Prime Minister Imran Khan hit back yesterday at US President Donald Trump’s claim that Islamabad does not do “a damn thing” for the US, calling on the US leader to name an ally which has sacrificed more against militancy.
“Record needs to be put straight on Mr Trump’s tirade against Pakistan,” Khan, a former World Cup cricketer, wrote in a series of tweets defending his country’s record in Washington’s war on terror.
The US president gave an interview to Fox News Sunday in which he said he cancelled assistance worth hundreds of millions of dollars to Pakistan earlier this year because “they don’t do anything for us, they don’t do a damn thing for us”.
The friction threatens to further worsen already fragile relations between Islamabad and Washington.
Washington has long pressured Islamabad to crack down on militancy, accusing Pakistan of ignoring or even collaborating with groups which attack Afghanistan from safe havens along the border between the two countries.
Pakistan, which joined the US war on terror in 2001, says it has paid the price for the alliance.
“Pakistan suffered 75,000 casualties in this war & over $123bn was lost to economy. US ‘aid’ was a miniscule $20bn,” Khan tweeted yesterday. “Our tribal areas were devastated & millions of ppl uprooted from their homes. The war drastically impacted lives of ordinary Pakistanis.”

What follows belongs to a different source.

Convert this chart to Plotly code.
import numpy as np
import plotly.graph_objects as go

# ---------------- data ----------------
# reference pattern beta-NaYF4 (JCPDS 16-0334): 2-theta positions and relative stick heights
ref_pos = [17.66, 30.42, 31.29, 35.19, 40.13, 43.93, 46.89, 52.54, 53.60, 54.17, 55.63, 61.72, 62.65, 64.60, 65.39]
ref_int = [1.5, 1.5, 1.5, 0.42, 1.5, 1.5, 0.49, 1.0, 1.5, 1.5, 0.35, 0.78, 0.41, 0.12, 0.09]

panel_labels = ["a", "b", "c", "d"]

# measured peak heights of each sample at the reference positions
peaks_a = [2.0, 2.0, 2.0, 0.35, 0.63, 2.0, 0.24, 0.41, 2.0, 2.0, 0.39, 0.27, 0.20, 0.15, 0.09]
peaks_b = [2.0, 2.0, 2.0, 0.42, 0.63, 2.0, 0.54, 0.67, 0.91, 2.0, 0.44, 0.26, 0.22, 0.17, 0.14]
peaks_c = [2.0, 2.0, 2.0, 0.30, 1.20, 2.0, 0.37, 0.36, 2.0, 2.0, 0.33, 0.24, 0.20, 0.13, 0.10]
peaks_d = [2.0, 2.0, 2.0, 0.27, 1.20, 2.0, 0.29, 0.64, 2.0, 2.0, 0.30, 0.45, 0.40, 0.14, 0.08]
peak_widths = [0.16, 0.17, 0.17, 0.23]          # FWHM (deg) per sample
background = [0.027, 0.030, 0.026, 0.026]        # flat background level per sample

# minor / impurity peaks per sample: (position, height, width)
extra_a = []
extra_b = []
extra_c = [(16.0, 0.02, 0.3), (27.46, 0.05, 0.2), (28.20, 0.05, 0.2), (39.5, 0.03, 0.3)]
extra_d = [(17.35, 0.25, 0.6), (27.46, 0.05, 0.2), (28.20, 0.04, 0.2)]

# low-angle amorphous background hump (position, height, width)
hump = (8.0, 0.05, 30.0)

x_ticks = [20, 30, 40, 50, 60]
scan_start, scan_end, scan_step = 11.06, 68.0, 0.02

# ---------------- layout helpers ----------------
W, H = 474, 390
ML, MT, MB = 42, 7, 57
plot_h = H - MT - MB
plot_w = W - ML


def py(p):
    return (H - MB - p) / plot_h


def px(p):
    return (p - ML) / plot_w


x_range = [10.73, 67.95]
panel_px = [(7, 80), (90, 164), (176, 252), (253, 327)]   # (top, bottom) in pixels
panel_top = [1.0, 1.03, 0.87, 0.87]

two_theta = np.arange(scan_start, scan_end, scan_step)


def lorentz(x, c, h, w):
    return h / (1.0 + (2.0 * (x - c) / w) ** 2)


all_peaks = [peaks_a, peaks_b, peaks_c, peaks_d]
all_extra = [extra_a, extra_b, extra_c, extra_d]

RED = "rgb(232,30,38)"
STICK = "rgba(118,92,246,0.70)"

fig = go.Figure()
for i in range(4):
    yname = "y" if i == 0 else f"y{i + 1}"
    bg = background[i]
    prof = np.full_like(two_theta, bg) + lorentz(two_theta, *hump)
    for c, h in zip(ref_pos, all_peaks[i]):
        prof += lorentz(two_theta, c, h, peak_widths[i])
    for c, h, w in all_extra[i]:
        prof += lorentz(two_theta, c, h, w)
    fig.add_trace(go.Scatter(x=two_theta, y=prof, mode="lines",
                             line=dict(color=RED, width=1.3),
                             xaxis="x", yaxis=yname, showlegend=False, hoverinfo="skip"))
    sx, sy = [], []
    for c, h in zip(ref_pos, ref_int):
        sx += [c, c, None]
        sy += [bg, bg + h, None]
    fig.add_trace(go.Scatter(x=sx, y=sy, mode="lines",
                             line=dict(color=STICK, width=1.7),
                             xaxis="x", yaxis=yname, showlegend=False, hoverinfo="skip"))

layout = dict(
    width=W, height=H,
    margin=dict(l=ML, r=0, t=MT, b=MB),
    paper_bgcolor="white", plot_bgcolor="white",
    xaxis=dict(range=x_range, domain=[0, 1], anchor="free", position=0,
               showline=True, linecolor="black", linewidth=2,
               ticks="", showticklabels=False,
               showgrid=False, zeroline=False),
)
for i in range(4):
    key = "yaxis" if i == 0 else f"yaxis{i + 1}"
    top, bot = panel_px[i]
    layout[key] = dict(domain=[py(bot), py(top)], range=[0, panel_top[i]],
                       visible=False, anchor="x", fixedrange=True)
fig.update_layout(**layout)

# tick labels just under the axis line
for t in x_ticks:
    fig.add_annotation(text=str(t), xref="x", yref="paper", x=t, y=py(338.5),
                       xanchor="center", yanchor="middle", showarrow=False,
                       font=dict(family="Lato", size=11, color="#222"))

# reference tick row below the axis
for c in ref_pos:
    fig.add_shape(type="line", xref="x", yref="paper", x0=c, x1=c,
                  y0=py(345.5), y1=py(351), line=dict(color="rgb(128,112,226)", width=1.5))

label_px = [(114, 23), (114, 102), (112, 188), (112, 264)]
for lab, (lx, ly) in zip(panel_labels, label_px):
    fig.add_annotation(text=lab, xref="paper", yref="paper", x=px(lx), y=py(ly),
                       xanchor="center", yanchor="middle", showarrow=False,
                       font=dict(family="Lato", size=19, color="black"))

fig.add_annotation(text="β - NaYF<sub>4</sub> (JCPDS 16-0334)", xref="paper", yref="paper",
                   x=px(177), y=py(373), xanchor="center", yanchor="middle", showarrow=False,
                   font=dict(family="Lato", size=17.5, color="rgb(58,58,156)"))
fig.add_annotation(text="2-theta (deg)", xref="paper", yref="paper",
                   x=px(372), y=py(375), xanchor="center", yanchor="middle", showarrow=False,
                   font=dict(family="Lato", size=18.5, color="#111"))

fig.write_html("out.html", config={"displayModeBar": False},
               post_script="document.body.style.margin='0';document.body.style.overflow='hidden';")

He also noted that Pakistan continues to provide the US with supply lines into Afghanistan, adding: “Can Mr Trump name another ally that gave such sacrifices?”
Instead of making Pakistan “a scapegoat for their failures”, the US should do a serious assessment of “why the Taliban today are stronger than before”, he concluded.
Trump also told Fox News host Chris Wallace that Al Qaeda chief Osama bin Laden had lived “beautifully in Pakistan and what I guess in what they considered a nice mansion, I don’t know, I’ve seen nicer”.
“Living in Pakistan right next to the military academy, everybody in Pakistan knew he was there,” he said, according to a transcript of the interview.
Bin Laden was found to be hiding in the Pakistani city of Abbottabad, where he was killed in a raid by US Navy Seals in 2011 in an incident that sent relations between the wayward allies to a new low.
Critics have said US aid over the years to Pakistan has not yielded desired strategy goals for Washington, something Trump seems to have taken on board as he moves to cut assistance, already reducing payments worth some $800mn.
“They were just one of many countries that take from the United States without giving anything in return. That’s ENDING!” Trump wrote on Twitter yesterday.
Pakistan denies supporting Afghan Taliban insurgents waging war against US-backed troops in Afghanistan, and Islamabad has also always rejected claims that officials aided bin Laden.
Khan did not respond to Trump’s bin Laden comments.